MASSSS... também fizeram uma entrevista genial, ponto a ponto, do romance, com várias perguntas interessantes, e a ursula, como sempre, ótima.

vale a pena clicar aqui.

sexta-feira, 2 de janeiro de 2009

post expresso

oi, gente. bão?

esse post vai ser rápido, só pra não deixar de desejar um feliz ano novo pros sobreviventes da peripécia amorosa e digestiva deste blogue. E também pra não deixar a emoção passar e contar-lhes mais sobre a maravilhosa Ursula le Guin (lê-se como se escreve a parte do "guin", não com a pronúncia francesa, "gã", como bem nos ensina a wikipédia). aliás, nossa completa ignorância a respeito da existência desta tão ilustre construtora de universos é patente, a começar pela ausência de qualquer registro seu na wiki brasileira. pra variar, a gente não sabe o que está perdendo: li primeiro "a mão esquerda da escuridão", depois "a cidade das ilusões" - em uma tradução portuguesa resgatada de um sebo empoeirado na vila mariana - e finalmente, terminado há uns 10 minutos, "os despossuídos" - que seria melhor traduzido como "os despojados", como na edição portuguesa, mas enfim.

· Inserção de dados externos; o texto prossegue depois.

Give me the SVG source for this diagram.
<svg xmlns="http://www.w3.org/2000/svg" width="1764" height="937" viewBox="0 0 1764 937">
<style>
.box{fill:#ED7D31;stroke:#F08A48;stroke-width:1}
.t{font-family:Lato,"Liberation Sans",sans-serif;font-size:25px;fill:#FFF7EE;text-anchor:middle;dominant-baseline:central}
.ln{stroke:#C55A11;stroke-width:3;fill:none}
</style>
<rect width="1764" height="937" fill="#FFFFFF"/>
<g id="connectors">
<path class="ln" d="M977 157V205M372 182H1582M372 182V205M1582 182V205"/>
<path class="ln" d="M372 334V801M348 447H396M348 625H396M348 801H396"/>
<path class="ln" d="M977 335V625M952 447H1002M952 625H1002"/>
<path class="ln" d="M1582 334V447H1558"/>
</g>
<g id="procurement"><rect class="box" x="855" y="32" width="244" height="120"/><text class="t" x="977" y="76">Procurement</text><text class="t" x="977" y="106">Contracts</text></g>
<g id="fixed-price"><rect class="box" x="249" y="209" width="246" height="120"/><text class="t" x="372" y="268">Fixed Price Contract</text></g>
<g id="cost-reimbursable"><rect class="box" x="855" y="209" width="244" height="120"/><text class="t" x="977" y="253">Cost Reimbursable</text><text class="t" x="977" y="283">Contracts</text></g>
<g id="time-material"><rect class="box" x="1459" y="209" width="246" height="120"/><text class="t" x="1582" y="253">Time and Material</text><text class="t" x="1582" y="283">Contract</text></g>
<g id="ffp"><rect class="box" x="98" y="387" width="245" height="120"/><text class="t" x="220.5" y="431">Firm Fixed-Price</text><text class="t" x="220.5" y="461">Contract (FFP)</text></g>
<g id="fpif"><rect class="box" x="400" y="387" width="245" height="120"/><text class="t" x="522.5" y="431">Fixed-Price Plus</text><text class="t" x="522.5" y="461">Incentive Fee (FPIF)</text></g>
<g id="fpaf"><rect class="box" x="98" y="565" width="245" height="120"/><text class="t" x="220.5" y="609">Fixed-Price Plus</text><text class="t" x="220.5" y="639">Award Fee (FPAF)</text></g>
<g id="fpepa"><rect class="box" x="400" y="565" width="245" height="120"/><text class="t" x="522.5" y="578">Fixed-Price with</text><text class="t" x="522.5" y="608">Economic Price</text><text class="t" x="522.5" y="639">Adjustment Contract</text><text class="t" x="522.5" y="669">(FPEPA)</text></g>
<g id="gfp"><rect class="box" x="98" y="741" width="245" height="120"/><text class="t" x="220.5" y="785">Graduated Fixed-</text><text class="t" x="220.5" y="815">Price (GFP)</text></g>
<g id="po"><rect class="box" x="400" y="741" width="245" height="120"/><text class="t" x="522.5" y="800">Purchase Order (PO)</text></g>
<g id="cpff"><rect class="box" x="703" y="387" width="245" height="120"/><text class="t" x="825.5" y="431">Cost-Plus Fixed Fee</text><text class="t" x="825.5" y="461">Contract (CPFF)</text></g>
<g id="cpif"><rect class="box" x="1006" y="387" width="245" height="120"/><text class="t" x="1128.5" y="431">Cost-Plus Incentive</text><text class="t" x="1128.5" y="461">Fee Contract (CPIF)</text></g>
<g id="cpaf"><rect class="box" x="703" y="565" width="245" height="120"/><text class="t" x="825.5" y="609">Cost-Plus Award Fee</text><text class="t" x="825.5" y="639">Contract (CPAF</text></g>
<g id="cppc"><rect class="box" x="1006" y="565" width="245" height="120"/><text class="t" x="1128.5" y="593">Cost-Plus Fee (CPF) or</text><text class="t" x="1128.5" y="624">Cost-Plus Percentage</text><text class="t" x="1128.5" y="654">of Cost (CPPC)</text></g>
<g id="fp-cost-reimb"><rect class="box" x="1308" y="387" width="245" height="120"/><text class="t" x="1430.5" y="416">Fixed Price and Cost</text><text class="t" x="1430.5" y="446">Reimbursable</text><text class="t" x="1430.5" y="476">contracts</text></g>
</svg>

achei melhor o primeiro livro - aliás, sensacional, surpreendente, delicioso, sem palavras: um astronauta humano desce num planeta distante do centro da coligação de planetas da qual faz parte, com objetivo de integrá-lo também. só que ursula é filha de um antropólgo, e como tal não é alheia às discussões culturais embutidas em assuntos como.. como... bem, viagens no espaço. e aí você tem feminismo, discussão de formas de governo, etnocentrismo, etc etc etc.

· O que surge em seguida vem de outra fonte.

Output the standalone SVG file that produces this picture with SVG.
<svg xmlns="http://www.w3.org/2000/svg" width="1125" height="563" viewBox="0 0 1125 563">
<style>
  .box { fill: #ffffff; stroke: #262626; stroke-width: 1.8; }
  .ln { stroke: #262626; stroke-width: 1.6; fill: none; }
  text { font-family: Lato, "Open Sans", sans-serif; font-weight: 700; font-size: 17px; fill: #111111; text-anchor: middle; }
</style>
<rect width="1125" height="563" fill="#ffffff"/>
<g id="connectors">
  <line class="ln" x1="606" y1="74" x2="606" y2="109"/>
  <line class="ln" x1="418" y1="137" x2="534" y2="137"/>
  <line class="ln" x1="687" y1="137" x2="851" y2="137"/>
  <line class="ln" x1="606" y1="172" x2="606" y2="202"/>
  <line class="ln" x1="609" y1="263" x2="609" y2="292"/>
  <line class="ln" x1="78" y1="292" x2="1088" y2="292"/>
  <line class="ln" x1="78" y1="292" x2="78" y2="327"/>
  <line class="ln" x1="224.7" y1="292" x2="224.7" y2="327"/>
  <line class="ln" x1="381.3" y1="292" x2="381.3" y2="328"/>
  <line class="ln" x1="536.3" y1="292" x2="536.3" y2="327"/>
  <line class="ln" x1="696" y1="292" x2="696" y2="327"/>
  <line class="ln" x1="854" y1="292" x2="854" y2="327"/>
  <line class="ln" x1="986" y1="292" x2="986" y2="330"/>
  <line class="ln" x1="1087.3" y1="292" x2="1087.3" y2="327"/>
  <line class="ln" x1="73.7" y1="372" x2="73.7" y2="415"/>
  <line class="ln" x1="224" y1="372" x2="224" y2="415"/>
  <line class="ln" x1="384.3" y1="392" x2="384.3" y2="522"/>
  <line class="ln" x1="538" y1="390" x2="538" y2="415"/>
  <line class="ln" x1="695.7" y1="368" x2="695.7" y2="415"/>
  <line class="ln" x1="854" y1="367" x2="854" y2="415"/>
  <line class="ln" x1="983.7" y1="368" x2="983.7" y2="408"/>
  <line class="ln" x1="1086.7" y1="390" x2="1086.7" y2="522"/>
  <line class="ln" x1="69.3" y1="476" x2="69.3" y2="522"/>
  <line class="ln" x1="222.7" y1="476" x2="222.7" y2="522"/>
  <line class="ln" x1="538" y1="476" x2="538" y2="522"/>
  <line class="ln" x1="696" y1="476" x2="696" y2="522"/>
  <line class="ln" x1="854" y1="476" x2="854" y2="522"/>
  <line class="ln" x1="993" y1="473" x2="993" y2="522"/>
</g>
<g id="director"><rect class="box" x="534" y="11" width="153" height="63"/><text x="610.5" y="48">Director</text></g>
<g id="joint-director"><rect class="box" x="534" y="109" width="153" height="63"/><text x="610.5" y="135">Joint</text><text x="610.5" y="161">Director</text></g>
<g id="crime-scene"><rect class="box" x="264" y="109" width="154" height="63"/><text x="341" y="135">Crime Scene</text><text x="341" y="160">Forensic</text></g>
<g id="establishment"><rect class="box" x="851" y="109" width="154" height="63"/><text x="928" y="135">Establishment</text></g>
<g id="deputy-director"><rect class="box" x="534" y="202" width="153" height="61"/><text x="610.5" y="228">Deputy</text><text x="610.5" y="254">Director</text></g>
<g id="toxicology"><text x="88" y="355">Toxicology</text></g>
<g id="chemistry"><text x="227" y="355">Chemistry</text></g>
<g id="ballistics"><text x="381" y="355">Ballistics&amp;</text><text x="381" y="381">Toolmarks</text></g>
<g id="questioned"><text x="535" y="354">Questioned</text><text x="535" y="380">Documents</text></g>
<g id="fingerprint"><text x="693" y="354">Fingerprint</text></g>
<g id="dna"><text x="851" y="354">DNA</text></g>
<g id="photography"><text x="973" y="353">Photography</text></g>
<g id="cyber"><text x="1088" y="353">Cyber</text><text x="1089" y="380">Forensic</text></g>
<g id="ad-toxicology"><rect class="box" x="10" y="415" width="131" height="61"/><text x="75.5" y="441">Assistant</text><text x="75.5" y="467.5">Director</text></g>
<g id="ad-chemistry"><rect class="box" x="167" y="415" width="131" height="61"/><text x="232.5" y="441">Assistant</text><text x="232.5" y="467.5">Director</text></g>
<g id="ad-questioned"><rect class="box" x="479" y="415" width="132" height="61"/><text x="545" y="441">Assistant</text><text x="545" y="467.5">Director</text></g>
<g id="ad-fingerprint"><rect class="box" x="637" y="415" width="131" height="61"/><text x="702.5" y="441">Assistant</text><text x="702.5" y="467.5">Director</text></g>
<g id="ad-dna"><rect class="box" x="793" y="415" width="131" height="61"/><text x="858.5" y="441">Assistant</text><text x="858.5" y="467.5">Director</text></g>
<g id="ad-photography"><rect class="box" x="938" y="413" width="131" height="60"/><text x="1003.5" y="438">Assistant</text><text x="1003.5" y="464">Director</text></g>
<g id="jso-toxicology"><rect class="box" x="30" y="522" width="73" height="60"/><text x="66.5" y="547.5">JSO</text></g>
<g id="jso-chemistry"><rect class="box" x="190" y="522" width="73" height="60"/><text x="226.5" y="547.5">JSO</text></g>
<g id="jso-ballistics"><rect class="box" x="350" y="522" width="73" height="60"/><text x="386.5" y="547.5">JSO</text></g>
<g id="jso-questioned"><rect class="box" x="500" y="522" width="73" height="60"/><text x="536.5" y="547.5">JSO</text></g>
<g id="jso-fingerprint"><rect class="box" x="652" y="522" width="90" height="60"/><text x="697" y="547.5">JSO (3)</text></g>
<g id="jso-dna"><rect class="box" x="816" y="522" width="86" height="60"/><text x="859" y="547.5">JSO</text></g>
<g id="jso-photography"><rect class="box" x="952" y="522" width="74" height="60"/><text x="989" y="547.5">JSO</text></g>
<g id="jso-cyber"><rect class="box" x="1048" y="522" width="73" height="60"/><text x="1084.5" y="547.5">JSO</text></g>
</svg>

no último, "os despossuídos", dois planetas em órbita um do outro entram em conflito quando um eminente físico resolve entrar em contato com a sua lua, Urrás, o planeta capitalista, de onde seus antepassados sairam para criar uma comunidade idealista e anarquista, que, 170 anos depois, mostra suas limitações.

um post meio sem fôlego, ditado na lan house.